I have a unresolved math problem about non-weighted trees. Suppose we have a tree with branching factor $b$ and depth of most superficial solution as $d$.
From math i know that, if i use a Breadth first algorithm, in every iteration the number of generated nodes is $O(b^{d})$. This is clear to me.
But then i read that if i want an $O$ about the sum of all generated nodes, this is simply $O(b^{d+1})$.But i dont understand why and i wasnt able to prove this result. Can you help me ?
I assume that in your setting visiting a node generates its children (and pushes them onto the BFS queue).
If your solution is at level $d$, then you will never visit a node at level $d+1$, but may potentially generate them all (as children of visited $d$-level nodes) except for the solution-node (which is a solution, so you don't generate children for it).
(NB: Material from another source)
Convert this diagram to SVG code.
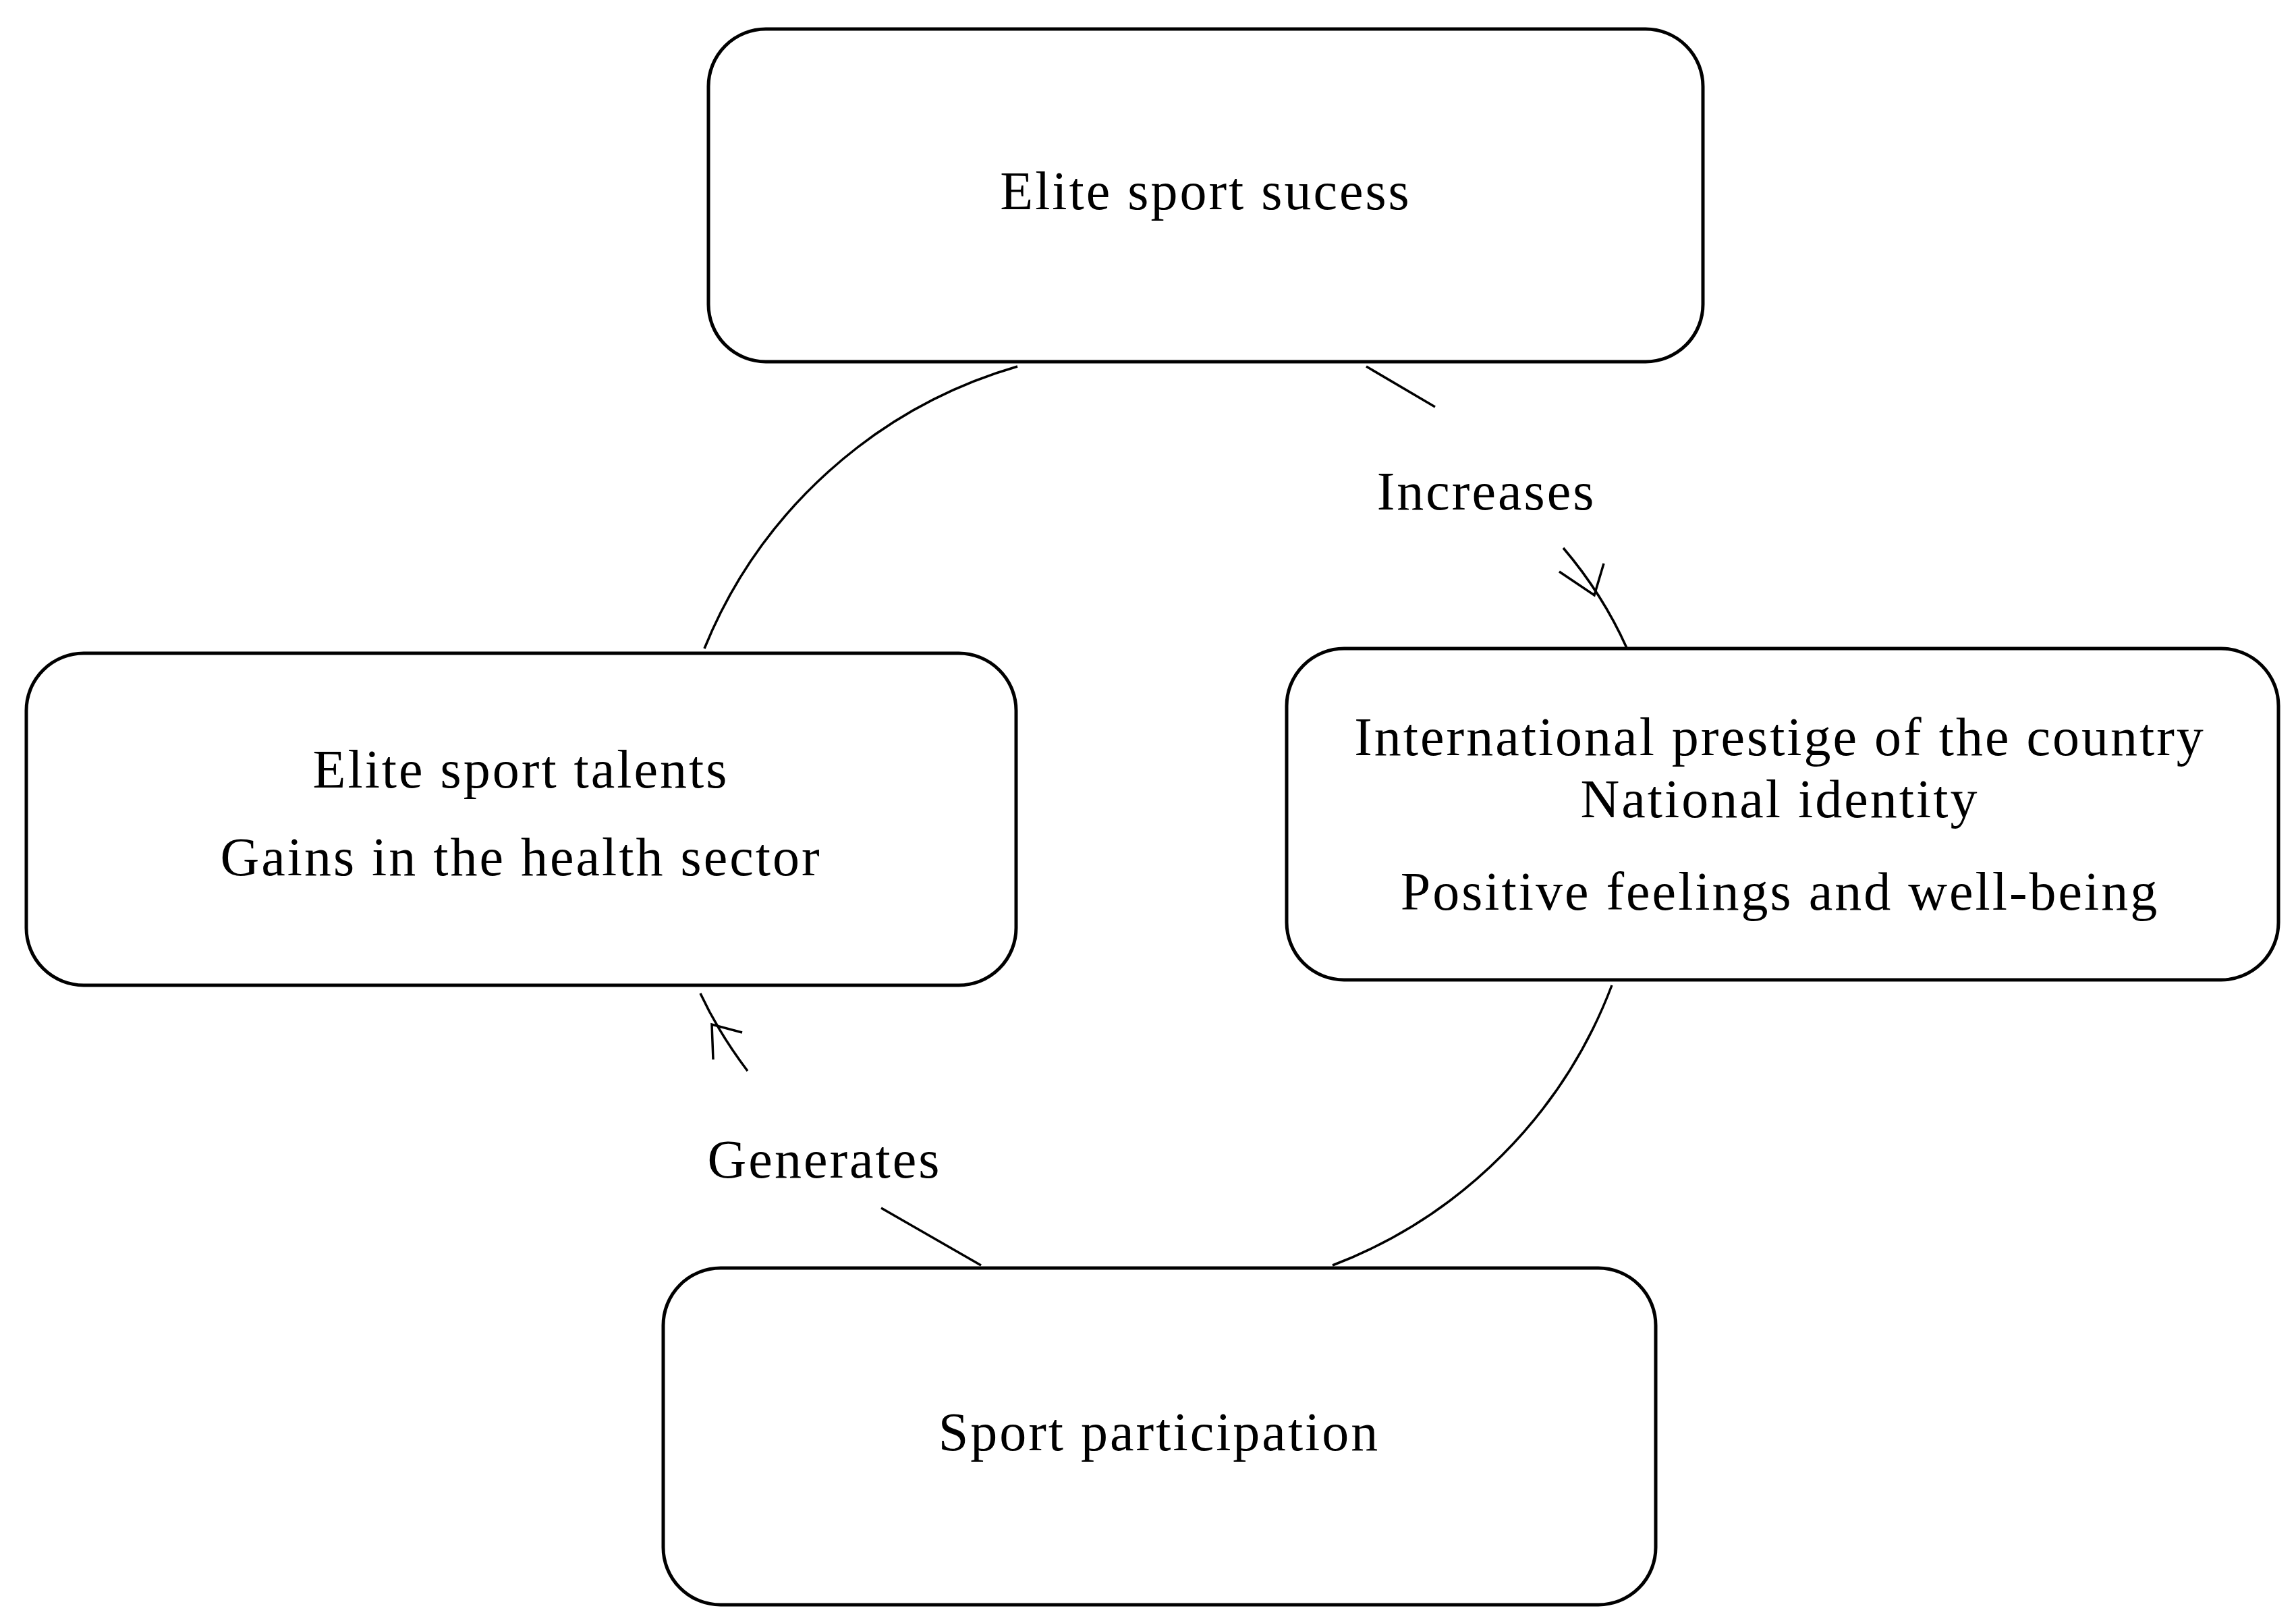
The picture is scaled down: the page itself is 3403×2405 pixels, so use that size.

So, if each of $b^{d}$ visited $d$-level nodes generates $b$ children, then you will have $b \cdot b^{d} = b^{d+1}$ of $(d+1)$-level nodes in total.
Furthermore, if $b \geq 2$, we have $$b^0 + b^1 + \ldots + b^d \leq b^{d+1},$$ which gives us the bound for the sum of all nodes: $$b^0 + b^1 + \ldots + b^d + b^{d+1} \leq 2b^{d+1}$$
I hope this helps $\ddot\smile$